**Task requirements**
Nothing but the lines from the line that contains "Write a Python" through the line that contains "y_label = 'Output'" should appear in the output, each reproduced exactly.

**Dataset records**
## begin
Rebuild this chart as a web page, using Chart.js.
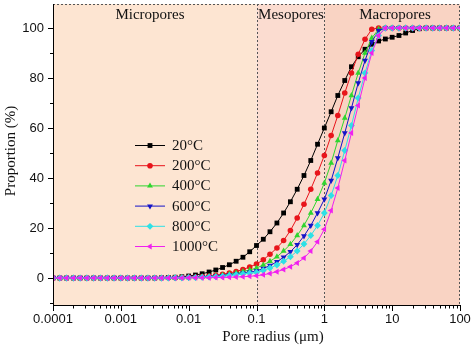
## end
## begin
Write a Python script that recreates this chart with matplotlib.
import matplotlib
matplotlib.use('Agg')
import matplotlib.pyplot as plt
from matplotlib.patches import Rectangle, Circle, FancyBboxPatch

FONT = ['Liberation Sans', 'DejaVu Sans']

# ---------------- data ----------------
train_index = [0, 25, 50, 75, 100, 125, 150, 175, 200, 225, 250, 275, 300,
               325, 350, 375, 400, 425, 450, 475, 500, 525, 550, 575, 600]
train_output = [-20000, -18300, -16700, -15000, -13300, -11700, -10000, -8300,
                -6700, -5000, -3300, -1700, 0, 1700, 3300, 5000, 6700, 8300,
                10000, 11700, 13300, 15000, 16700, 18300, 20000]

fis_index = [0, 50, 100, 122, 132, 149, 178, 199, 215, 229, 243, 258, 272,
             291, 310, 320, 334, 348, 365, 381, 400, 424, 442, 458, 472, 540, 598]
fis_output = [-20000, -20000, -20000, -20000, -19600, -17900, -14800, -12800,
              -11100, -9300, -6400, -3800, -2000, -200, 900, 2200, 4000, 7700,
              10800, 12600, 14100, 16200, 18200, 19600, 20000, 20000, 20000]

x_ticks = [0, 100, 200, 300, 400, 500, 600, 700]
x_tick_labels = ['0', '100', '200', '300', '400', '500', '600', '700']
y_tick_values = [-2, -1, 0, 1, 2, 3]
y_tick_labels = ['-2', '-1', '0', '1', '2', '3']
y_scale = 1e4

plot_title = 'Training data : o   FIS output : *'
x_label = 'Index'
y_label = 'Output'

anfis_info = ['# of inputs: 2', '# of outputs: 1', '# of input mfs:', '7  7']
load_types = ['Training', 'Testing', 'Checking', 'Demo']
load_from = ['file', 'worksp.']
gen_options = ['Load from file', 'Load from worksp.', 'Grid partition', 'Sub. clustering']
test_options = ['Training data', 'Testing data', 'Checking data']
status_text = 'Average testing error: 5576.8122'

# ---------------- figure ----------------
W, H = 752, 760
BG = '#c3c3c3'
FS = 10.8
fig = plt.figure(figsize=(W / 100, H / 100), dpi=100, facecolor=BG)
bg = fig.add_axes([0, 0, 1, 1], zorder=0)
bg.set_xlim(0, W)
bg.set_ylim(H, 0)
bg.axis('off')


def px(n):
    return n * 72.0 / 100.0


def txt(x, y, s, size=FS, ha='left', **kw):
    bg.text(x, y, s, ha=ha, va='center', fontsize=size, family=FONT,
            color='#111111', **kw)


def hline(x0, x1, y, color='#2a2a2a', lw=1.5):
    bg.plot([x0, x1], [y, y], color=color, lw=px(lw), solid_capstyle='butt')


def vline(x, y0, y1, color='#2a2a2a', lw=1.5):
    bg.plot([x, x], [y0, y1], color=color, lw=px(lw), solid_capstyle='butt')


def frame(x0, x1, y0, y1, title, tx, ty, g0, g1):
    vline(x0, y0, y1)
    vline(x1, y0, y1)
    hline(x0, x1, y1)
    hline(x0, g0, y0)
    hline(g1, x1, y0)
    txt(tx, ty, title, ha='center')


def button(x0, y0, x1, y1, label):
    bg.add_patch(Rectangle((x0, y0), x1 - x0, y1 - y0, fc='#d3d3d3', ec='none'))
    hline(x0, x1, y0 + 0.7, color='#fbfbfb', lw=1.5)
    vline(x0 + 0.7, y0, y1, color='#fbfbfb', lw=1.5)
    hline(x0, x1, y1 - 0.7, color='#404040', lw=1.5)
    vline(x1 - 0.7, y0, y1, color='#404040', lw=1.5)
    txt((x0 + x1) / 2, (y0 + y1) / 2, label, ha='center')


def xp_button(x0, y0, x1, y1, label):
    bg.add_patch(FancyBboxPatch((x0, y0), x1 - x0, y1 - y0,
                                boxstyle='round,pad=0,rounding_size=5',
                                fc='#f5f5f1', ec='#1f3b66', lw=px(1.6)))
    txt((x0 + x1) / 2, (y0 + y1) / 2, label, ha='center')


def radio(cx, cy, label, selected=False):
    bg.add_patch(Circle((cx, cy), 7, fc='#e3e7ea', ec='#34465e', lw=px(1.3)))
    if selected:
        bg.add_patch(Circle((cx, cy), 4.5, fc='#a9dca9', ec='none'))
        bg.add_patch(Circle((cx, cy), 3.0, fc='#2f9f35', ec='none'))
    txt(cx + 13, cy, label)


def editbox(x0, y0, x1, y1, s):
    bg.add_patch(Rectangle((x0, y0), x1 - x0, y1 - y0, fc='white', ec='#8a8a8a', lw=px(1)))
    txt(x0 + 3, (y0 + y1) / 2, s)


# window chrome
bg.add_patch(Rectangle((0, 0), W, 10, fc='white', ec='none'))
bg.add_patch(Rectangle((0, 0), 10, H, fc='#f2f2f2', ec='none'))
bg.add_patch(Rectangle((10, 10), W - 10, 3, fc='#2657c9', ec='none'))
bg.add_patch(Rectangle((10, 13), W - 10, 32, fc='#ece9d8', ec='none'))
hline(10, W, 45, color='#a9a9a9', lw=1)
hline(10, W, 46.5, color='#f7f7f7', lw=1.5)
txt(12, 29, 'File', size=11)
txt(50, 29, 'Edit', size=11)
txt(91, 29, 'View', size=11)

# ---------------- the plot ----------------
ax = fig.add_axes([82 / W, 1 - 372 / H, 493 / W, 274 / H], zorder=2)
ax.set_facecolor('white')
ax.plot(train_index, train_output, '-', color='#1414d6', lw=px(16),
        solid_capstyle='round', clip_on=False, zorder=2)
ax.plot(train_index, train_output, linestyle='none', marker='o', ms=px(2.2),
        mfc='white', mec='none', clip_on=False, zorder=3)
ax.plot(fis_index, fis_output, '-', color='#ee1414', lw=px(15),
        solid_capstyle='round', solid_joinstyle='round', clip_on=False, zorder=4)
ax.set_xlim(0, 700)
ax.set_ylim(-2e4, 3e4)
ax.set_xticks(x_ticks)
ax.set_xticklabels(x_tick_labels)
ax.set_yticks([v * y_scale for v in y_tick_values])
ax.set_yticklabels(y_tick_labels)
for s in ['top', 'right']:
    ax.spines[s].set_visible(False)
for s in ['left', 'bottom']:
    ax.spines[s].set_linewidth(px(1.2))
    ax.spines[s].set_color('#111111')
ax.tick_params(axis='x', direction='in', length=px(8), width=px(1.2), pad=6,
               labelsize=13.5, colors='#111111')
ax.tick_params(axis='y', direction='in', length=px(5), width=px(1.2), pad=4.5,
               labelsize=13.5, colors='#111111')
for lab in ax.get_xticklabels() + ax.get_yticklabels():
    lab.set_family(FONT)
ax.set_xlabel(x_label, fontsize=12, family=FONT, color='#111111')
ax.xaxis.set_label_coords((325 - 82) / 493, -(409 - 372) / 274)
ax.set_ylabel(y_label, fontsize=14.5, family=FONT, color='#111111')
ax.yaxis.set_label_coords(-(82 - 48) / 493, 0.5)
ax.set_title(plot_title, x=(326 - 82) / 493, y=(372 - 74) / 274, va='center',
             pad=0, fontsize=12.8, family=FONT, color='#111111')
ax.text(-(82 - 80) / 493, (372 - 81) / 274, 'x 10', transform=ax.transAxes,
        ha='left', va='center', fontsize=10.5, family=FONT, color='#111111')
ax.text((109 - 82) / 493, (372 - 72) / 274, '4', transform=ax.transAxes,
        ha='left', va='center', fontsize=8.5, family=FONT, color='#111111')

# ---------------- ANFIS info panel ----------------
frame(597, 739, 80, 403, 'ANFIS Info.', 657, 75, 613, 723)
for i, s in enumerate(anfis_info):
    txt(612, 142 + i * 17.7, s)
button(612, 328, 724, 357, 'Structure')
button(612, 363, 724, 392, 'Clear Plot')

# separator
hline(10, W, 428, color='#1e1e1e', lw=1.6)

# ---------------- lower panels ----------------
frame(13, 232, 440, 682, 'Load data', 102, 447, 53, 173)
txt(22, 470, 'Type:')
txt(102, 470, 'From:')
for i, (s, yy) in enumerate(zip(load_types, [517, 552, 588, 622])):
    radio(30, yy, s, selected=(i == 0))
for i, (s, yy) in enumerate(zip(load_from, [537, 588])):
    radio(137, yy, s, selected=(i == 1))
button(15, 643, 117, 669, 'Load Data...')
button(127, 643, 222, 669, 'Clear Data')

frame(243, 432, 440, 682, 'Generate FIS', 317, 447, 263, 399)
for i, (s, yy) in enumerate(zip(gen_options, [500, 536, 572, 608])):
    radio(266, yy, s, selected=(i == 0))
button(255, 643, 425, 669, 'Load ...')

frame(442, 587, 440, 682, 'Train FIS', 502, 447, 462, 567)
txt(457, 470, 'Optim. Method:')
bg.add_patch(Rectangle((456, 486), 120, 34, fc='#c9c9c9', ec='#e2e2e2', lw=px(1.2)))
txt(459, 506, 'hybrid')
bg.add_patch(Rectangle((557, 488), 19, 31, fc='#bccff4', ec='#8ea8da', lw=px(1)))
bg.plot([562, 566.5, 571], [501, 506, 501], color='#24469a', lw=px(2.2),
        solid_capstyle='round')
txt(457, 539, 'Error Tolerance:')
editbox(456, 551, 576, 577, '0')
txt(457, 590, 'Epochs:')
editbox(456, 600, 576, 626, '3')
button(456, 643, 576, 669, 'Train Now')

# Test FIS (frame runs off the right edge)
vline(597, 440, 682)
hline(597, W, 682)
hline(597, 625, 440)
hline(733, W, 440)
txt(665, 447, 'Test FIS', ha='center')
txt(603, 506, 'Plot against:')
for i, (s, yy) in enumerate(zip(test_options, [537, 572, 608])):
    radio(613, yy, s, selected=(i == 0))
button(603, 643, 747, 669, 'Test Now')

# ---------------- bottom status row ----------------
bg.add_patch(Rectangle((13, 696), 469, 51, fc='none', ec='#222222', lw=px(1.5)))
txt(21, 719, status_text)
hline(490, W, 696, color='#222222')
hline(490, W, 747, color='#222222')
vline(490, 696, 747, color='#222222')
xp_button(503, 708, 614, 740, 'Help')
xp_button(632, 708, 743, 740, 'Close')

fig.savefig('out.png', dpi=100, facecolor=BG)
## end
**Answer to this exercise**
Write a Python script that recreates this chart with matplotlib.
import matplotlib
matplotlib.use('Agg')
import matplotlib.pyplot as plt
from matplotlib.patches import Rectangle, Circle, FancyBboxPatch

FONT = ['Liberation Sans', 'DejaVu Sans']

# ---------------- data ----------------
train_index = [0, 25, 50, 75, 100, 125, 150, 175, 200, 225, 250, 275, 300,
               325, 350, 375, 400, 425, 450, 475, 500, 525, 550, 575, 600]
train_output = [-20000, -18300, -16700, -15000, -13300, -11700, -10000, -8300,
                -6700, -5000, -3300, -1700, 0, 1700, 3300, 5000, 6700, 8300,
                10000, 11700, 13300, 15000, 16700, 18300, 20000]

fis_index = [0, 50, 100, 122, 132, 149, 178, 199, 215, 229, 243, 258, 272,
             291, 310, 320, 334, 348, 365, 381, 400, 424, 442, 458, 472, 540, 598]
fis_output = [-20000, -20000, -20000, -20000, -19600, -17900, -14800, -12800,
              -11100, -9300, -6400, -3800, -2000, -200, 900, 2200, 4000, 7700,
              10800, 12600, 14100, 16200, 18200, 19600, 20000, 20000, 20000]

x_ticks = [0, 100, 200, 300, 400, 500, 600, 700]
x_tick_labels = ['0', '100', '200', '300', '400', '500', '600', '700']
y_tick_values = [-2, -1, 0, 1, 2, 3]
y_tick_labels = ['-2', '-1', '0', '1', '2', '3']
y_scale = 1e4

plot_title = 'Training data : o   FIS output : *'
x_label = 'Index'
y_label = 'Output'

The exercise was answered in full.